Sri Aurobindo : corresp.
THEME/S
MYSELF: Herewith a letter from a friend. She would like to come and settle here if you would accept her.
SRI AUROBINDO: The difficulty is that she seems to have vairagya for worldly life without any knowledge or special call for this yoga and this yoga and the life here are quite different things from ordinary yoga and ordinary Ashram. It is not a life of meditative retirement as elsewhere. Moreover it would be impossible for us to decide anything without seeing her and knowing at close hand what she is like. We are not just now taking more inmates into the Ashram except in a very few cases.
MYSELF: Sri Aurobindo, I have received a letter from another girl who had come for Darshan. You may remember that long ago she wrote once asking for shelter here. I have known her since her childhood. She wants now to come to do yoga. I have asked her to read your books, but she expects a reply. Will you let me know what to write?
SRI AUROBINDO: As for your friend, it is not possible to say that she can come here for that depends on many things which are not clearly present here. First, one must enter this Path or it must be seen that one is called to it; afterwards there is the question whether one is meant for the Ashram life here. The question about the family duties can be answered in this way — the family duties exist so long as one is in the ordinary consciousness of the Garhastha, if the call to spiritual life comes, whether one keeps to them or not depends partly upon the way of yoga one follows, partly on one’s own spiritual necessity.

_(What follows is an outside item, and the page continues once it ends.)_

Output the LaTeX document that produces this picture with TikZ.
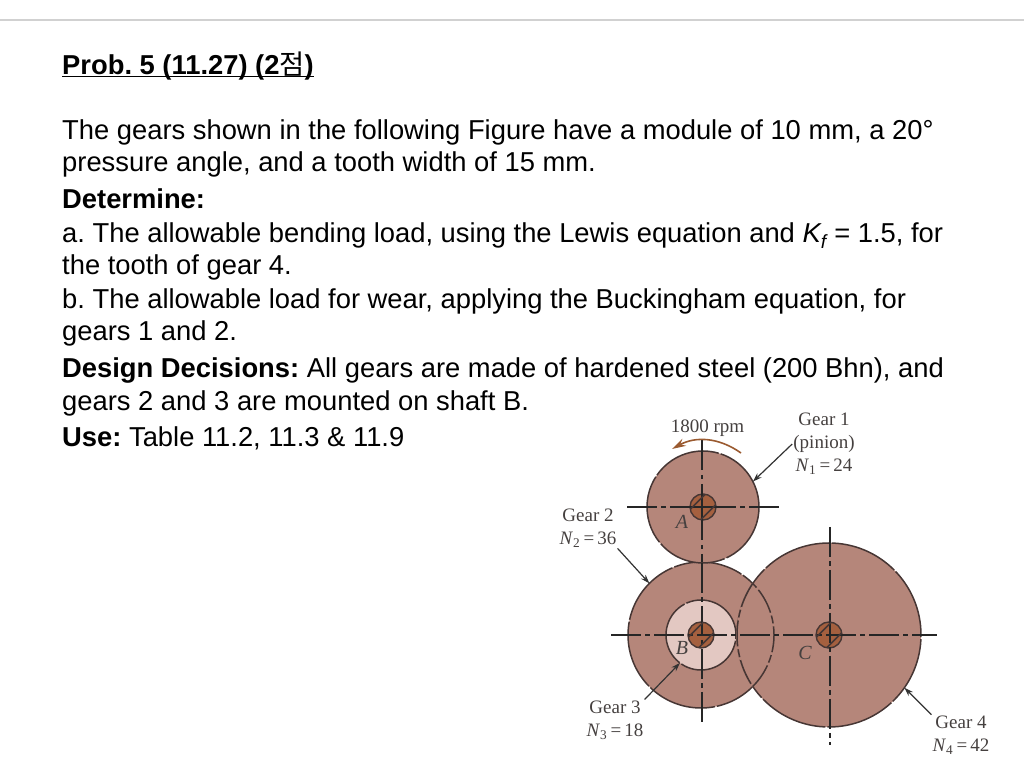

There are many who pursue inwardly the spiritual life and keep the family duties, not as social duties but as a field for the practice of Karmayoga, others abandon everything to follow the spiritual call or line and they are justified if that is necessary for the yoga they practise or if that is the imperative demand of the soul within them.
MYSELF: Mother, my inborn idleness is still very cheerfully alive; but I am none the less desirous of offering myself through work. I was never devoted to work, especially household work — this big fault finds scope even when I remain in a good condition, while it is also true that I want to get rid of this idleness and turn a good worker. It seems I became one, and a habit also grew up but the frequent bouts of idleness unsettle that habit.

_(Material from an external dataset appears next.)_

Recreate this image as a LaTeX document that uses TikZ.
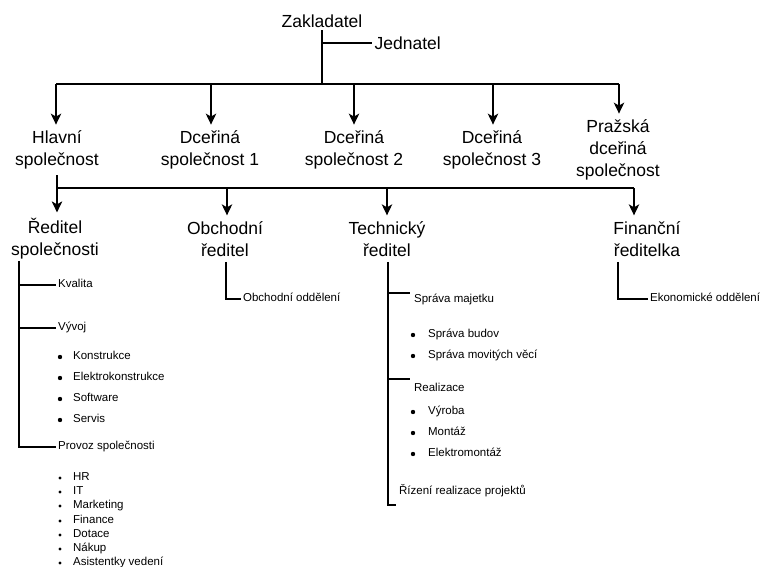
\documentclass[tikz,border=0pt]{standalone}
\usepackage{fontspec}
\setmainfont{Liberation Sans}
\usetikzlibrary{arrows.meta,calc}
\begin{document}
\begin{tikzpicture}[x=1pt,y=-1pt,
  line width=1.3pt,
  big/.style={font=\fontsize{17.5}{22}\selectfont, align=center, inner sep=5.5pt},
  sm/.style={font=\fontsize{11.5}{14}\selectfont, anchor=west, inner sep=1.5pt, text height=0.75em, text depth=0.22em},
  arr/.style={-{Stealth[length=11pt,width=10.5pt,inset=3pt]}},
  dot/.style={circle, fill=black, inner sep=0pt, minimum size=4.4pt},
  sdot/.style={circle, fill=black, inner sep=0pt, minimum size=3.4pt}
]
\fill[white] (0,0) rectangle (764,567);
\useasboundingbox (0,0) rectangle (764,567);

% ---- top level
\node[big, inner sep=2pt] (zak) at (322,21) {Zakladatel};
\node[big, anchor=west, inner sep=2pt] (jed) at (372,43) {Jednatel};
\coordinate (j1) at (322,84);
\draw (zak.south) -- (j1);
\draw (zak.south |- jed.west) -- (jed.west);

% ---- companies
\node[big] (hl) at (57,150) {Hlavní\\společnost};
\node[big] (d1) at (210,150) {Dceřiná\\společnost 1};
\node[big] (d2) at (354,150) {Dceřiná\\společnost 2};
\node[big] (d3) at (492,150) {Dceřiná\\společnost 3};
\node[big] (pd) at (618,150) {Pražská\\dceřiná\\společnost};
\coordinate (a0) at (56,84);
\coordinate (a1) at (211,84);
\coordinate (a2) at (354,84);
\coordinate (a3) at (493,84);
\coordinate (a4) at (619,84);
\draw (a0) -- (a4);
\draw[arr] (a0) -- (a0 |- hl.north);
\draw[arr] (a1) -- (a1 |- d1.north);
\draw[arr] (a2) -- (a2 |- d2.north);
\draw[arr] (a3) -- (a3 |- d3.north);
\draw[arr] (a4) -- (a4 |- pd.north);

% ---- directors
\node[big] (red) at (55,239) {Ředitel\\společnosti};
\node[big] (obr) at (225,239) {Obchodní\\ředitel};
\node[big] (ter) at (387,239) {Technický\\ředitel};
\node[big] (fir) at (647,239) {Finanční\\ředitelka};
\coordinate (b0) at (57,188);
\coordinate (b1) at (227,188);
\coordinate (b2) at (387,188);
\coordinate (b3) at (634,188);
\draw (hl.south -| b0) -- (b0) -- (b3);
\draw[arr] (b0) -- (b0 |- red.north);
\draw[arr] (b1) -- (b1 |- obr.north);
\draw[arr] (b2) -- (b2 |- ter.north);
\draw[arr] (b3) -- (b3 |- fir.north);

% ---- Reditel spolecnosti
\coordinate (r0) at (19,261);
\node[sm] (kva) at (56,285) {Kvalita};
\node[sm] (vyv) at (56,328) {Vývoj};
\node[sm] (pro) at (56,447) {Provoz společnosti};
\draw (r0) |- (pro.west);
\draw (r0 |- kva.west) -- (kva.west);
\draw (r0 |- vyv.west) -- (vyv.west);
\foreach \t/\y [count=\i] in {Konstrukce/357, Elektrokonstrukce/378, Software/399, Servis/420}{
  \node[dot] (vb\i) at (60,\y) {};
  \node[sm] (vt\i) at (71,\y) {\t};
}
\foreach \t/\y [count=\i] in {HR/478, IT/492, Marketing/506, Finance/521, Dotace/535, Nákup/549, Asistentky vedení/563}{
  \node[sdot] (pb\i) at (60,\y) {};
  \node[sm] (pt\i) at (71,\y) {\t};
}

% ---- Obchodni reditel
\coordinate (o0) at (226,262);
\node[sm] (obo) at (241,299) {Obchodní oddělení};
\draw (o0) |- (obo.west);

% ---- Technicky reditel
\coordinate (t0) at (388,262);
\coordinate (t1) at (388,293);
\coordinate (t1e) at (410,293);
\coordinate (t2) at (388,379);
\coordinate (t2e) at (410,379);
\coordinate (t3) at (388,505);
\coordinate (t3e) at (396,505);
\draw (t0) -- (t3) -- (t3e);
\draw (t1) -- (t1e);
\draw (t2) -- (t2e);
\node[sm] (spm) at (412,300) {Správa majetku};
\node[sm] (rea) at (412,389) {Realizace};
\node[sm] (riz) at (397,492) {Řízení realizace projektů};
\foreach \t/\y [count=\i] in {Správa budov/335, Správa movitých věcí/356, Výroba/412, Montáž/433, Elektromontáž/454}{
  \node[dot] (tb\i) at (413,\y) {};
  \node[sm] (tt\i) at (426,\y) {\t};
}

% ---- Financni reditelka
\coordinate (f0) at (618,262);
\node[sm] (eko) at (648,299) {Ekonomické oddělení};
\draw (f0) |- (eko.west);
\end{tikzpicture}
\end{document}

SRI AUROBINDO: Idleness must of course go — but sometimes I think you have pulled too much the other way. To be able to work with full energy is necessary — but to be able not to work is also necessary.

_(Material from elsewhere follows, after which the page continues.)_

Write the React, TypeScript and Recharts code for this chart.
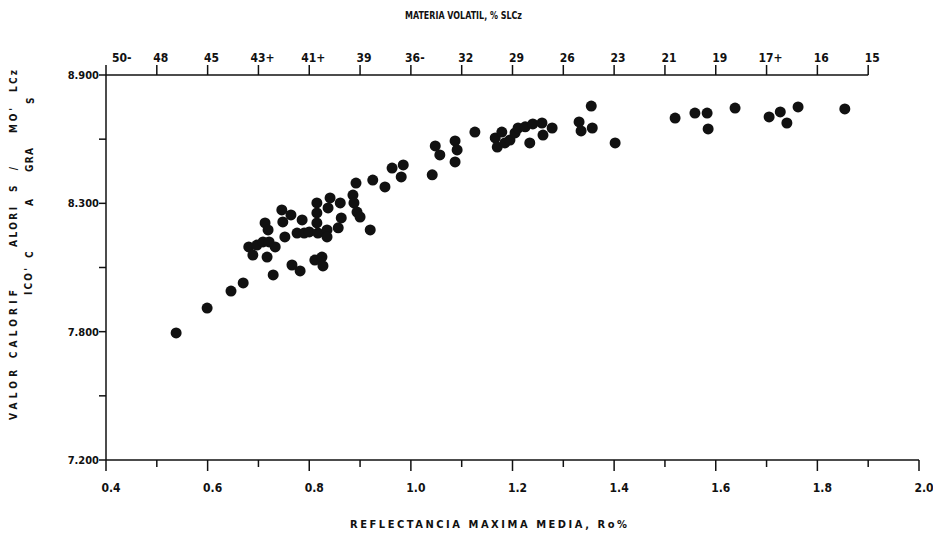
import React from 'react';
import { ScatterChart, Scatter, XAxis, YAxis, ReferenceLine, Customized } from 'recharts';

// Reflectancia maxima media, Ro%
const REFLECTANCE = [
  0.538, 0.599, 0.646, 0.67, 0.681, 0.689, 0.697, 0.709, 0.713, 0.719,
  0.721, 0.717, 0.729, 0.733, 0.746, 0.748, 0.752, 0.764, 0.766, 0.776,
  0.782, 0.786, 0.79, 0.8, 0.811, 0.815, 0.815, 0.815, 0.817, 0.825,
  0.827, 0.835, 0.835, 0.837, 0.841, 0.857, 0.861, 0.863, 0.886, 0.888,
  0.892, 0.894, 0.9, 0.92, 0.925, 0.949, 0.963, 0.981, 0.985, 1.042,
  1.048, 1.057, 1.087, 1.091, 1.087, 1.126, 1.166, 1.17, 1.179, 1.185,
  1.195, 1.205, 1.211, 1.225, 1.24, 1.258, 1.278, 1.234, 1.26, 1.331,
  1.335, 1.355, 1.357, 1.402, 1.52, 1.559, 1.583, 1.585, 1.638, 1.705,
  1.727, 1.74, 1.762, 1.854,
];

// Valor calorifico (axis units as drawn)
const CALORIFIC = [
  7.761, 7.871, 7.946, 7.982, 8.141, 8.105, 8.149, 8.163, 8.247, 8.216,
  8.163, 8.096, 8.017, 8.141, 8.304, 8.251, 8.185, 8.282, 8.061, 8.202,
  8.035, 8.26, 8.202, 8.207, 8.083, 8.335, 8.291, 8.247, 8.202, 8.096,
  8.057, 8.216, 8.185, 8.313, 8.357, 8.225, 8.335, 8.269, 8.37, 8.335,
  8.423, 8.295, 8.273, 8.216, 8.436, 8.406, 8.489, 8.45, 8.503, 8.459,
  8.587, 8.547, 8.609, 8.569, 8.516, 8.648, 8.622, 8.582, 8.648, 8.6,
  8.613, 8.644, 8.666, 8.671, 8.684, 8.688, 8.666, 8.6, 8.635, 8.693,
  8.653, 8.763, 8.666, 8.6, 8.71, 8.732, 8.732, 8.662, 8.754, 8.715,
  8.737, 8.688, 8.759, 8.75,
];

const X_TICKS = [0.4, 0.5, 0.6, 0.7, 0.8, 0.9, 1.0, 1.1, 1.2, 1.3, 1.4, 1.5, 1.6, 1.7, 1.8, 1.9, 2.0];
const X_TICK_LABELS = ['0.4', '', '0.6', '', '0.8', '', '1.0', '', '1.2', '', '1.4', '', '1.6', '', '1.8', '', '2.0'];

const VOLATILE_TICKS = [0.4, 0.5, 0.6, 0.7, 0.8, 0.9, 1.0, 1.1, 1.2, 1.3, 1.4, 1.5, 1.6, 1.7, 1.8, 1.9];
const VOLATILE_LABELS = ['50-', '48', '45', '43+', '41+', '39', '36-', '32', '29', '26', '23', '21', '19', '17+', '16', '15'];

const Y_TICK_LABELS = ['7.200', '', '7.800', '', '8.300', '', '8.900'];
const Y_MIN = 7.2;
const Y_MAX = 8.9;
const Y_TICKS = Y_TICK_LABELS.map((_, i) => Y_MIN + (i * (Y_MAX - Y_MIN)) / (Y_TICK_LABELS.length - 1));

const data = REFLECTANCE.map((x, i) => ({ x, y: CALORIFIC[i] }));

const INK = '#111';
const FONT = "'DejaVu Sans Condensed', 'Liberation Sans Narrow', sans-serif";

const findIndex = (ticks: number[], v: number) => ticks.findIndex((t) => Math.abs(t - v) < 1e-6);

const BottomTick = (props: any) => {
  const { x, y, payload } = props;
  const label = X_TICK_LABELS[findIndex(X_TICKS, payload.value)] || '';
  const major = label !== '';
  return (
    <g>
      <line x1={x} y1={y} x2={x} y2={y + (major ? 11 : 7)} stroke={INK} strokeWidth={1.5} />
      {major && (
        <text x={x + 5} y={y + 32} textAnchor="middle" fontFamily={FONT} fontWeight="bold" fontSize={12} fill={INK}>
          {label}
        </text>
      )}
    </g>
  );
};

const TopTick = (props: any) => {
  const { x, y, payload } = props;
  const i = findIndex(VOLATILE_TICKS, payload.value);
  const label = VOLATILE_LABELS[i] || '';
  return (
    <g>
      <line x1={x} y1={y} x2={x} y2={y - 10} stroke={INK} strokeWidth={1.5} />
      <text
        x={i === 0 ? x + 6 : x + 4}
        y={y - 13}
        textAnchor={i === 0 ? 'start' : 'middle'}
        fontFamily={FONT}
        fontWeight="bold"
        fontSize={12}
        fill={INK}
      >
        {label}
      </text>
    </g>
  );
};

const LeftTick = (props: any) => {
  const { x, y, payload } = props;
  const label = Y_TICK_LABELS[findIndex(Y_TICKS, payload.value)] || '';
  return (
    <g>
      <line x1={x} y1={y} x2={x - 7} y2={y} stroke={INK} strokeWidth={1.5} />
      {label && (
        <text x={x - 7} y={y + 4} textAnchor="end" fontFamily={FONT} fontWeight="bold" fontSize={11} fill={INK}>
          {label}
        </text>
      )}
    </g>
  );
};

// pieces of the scanned vertical title: [text, column centre x, bottom y, length]
const Y_TITLE_PARTS: [string, number, number, number][] = [
  ['VALOR  CALORIF', 13, 420, 130],
  ["ICO'", 28, 295, 27],
  ['C', 29, 258, 0],
  ['ALORI', 13, 247, 40],
  ['S /', 13, 192, 25],
  ['A', 29, 206, 0],
  ['GRA', 29, 172, 24],
  ["MO'", 13, 133, 25],
  ['S', 30, 104, 0],
  ['LCz', 13, 92, 22],
];

const Titles = () => (
  <g fontFamily={FONT} fontWeight="bold" fill={INK}>
    <text x={405} y={19} fontSize={11} textLength={117} lengthAdjust="spacingAndGlyphs">
      MATERIA VOLATIL, % SLCz
    </text>
    <text x={350} y={528} fontSize={11} textLength={277} lengthAdjust="spacing">
      REFLECTANCIA MAXIMA MEDIA, Ro%
    </text>
    {Y_TITLE_PARTS.map(([t, cx, by, len]) => (
      <text
        key={t + by}
        x={cx + 4}
        y={by}
        fontSize={10}
        transform={`rotate(-90 ${cx + 4} ${by})`}
        {...(len ? { textLength: len, lengthAdjust: 'spacing' } : {})}
      >
        {t}
      </text>
    ))}
  </g>
);

export default function App() {
  return (
    <div style={{ position: 'absolute', left: 0, top: 0, width: 933, height: 538, background: '#fff' }}>
      <ScatterChart width={933} height={538} margin={{ top: 0, right: 14, bottom: 0, left: 0 }}>
        <XAxis
          xAxisId="bottom"
          dataKey="x"
          type="number"
          domain={[0.4, 2.0]}
          ticks={X_TICKS}
          interval={0}
          height={78}
          tickSize={0}
          tickMargin={0}
          tick={<BottomTick />}
          axisLine={{ stroke: INK, strokeWidth: 1.5 }}
          tickLine={false}
        />
        <XAxis
          xAxisId="top"
          dataKey="x"
          orientation="top"
          type="number"
          domain={[0.4, 2.0]}
          ticks={VOLATILE_TICKS}
          interval={0}
          height={75}
          tickSize={0}
          tickMargin={0}
          tick={<TopTick />}
          axisLine={false}
          tickLine={false}
        />
        <YAxis
          dataKey="y"
          type="number"
          domain={[Y_MIN, Y_MAX]}
          ticks={Y_TICKS}
          interval={0}
          width={106}
          tickSize={0}
          tickMargin={0}
          tick={<LeftTick />}
          axisLine={{ stroke: INK, strokeWidth: 1.5 }}
          tickLine={false}
        />
        <ReferenceLine
          xAxisId="bottom"
          segment={[
            { x: 0.4, y: Y_MAX },
            { x: 1.9, y: Y_MAX },
          ]}
          stroke={INK}
          strokeWidth={1.5}
        />
        {/* invisible series so the volatile-matter axis gets drawn */}
        <Scatter xAxisId="top" data={data} isAnimationActive={false} shape={() => <g />} />
        <Scatter
          xAxisId="bottom"
          data={data}
          isAnimationActive={false}
          shape={(p: any) => <circle cx={p.cx} cy={p.cy} r={5.5} fill={INK} />}
        />
        <Customized component={Titles} />
      </ScatterChart>
    </div>
  );
}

MYSELF: Mother, what is the colour of moonlight? Does it give the impression of a golden colour or a silver colour? My impression is that the light of the Sun is gold but the light of the moon is silvery. Is it not generally said “Silvery moon”? Of course in the moon sometimes one can see a little golden tint just when it begins to rise, but its light is always silver. Is it not so? Or is it sometimes golden?
SRI AUROBINDO: The moon itself is often golden, not always silvery. As for the light when it rests on the ground it is golden, in the air it is pale whitish blue.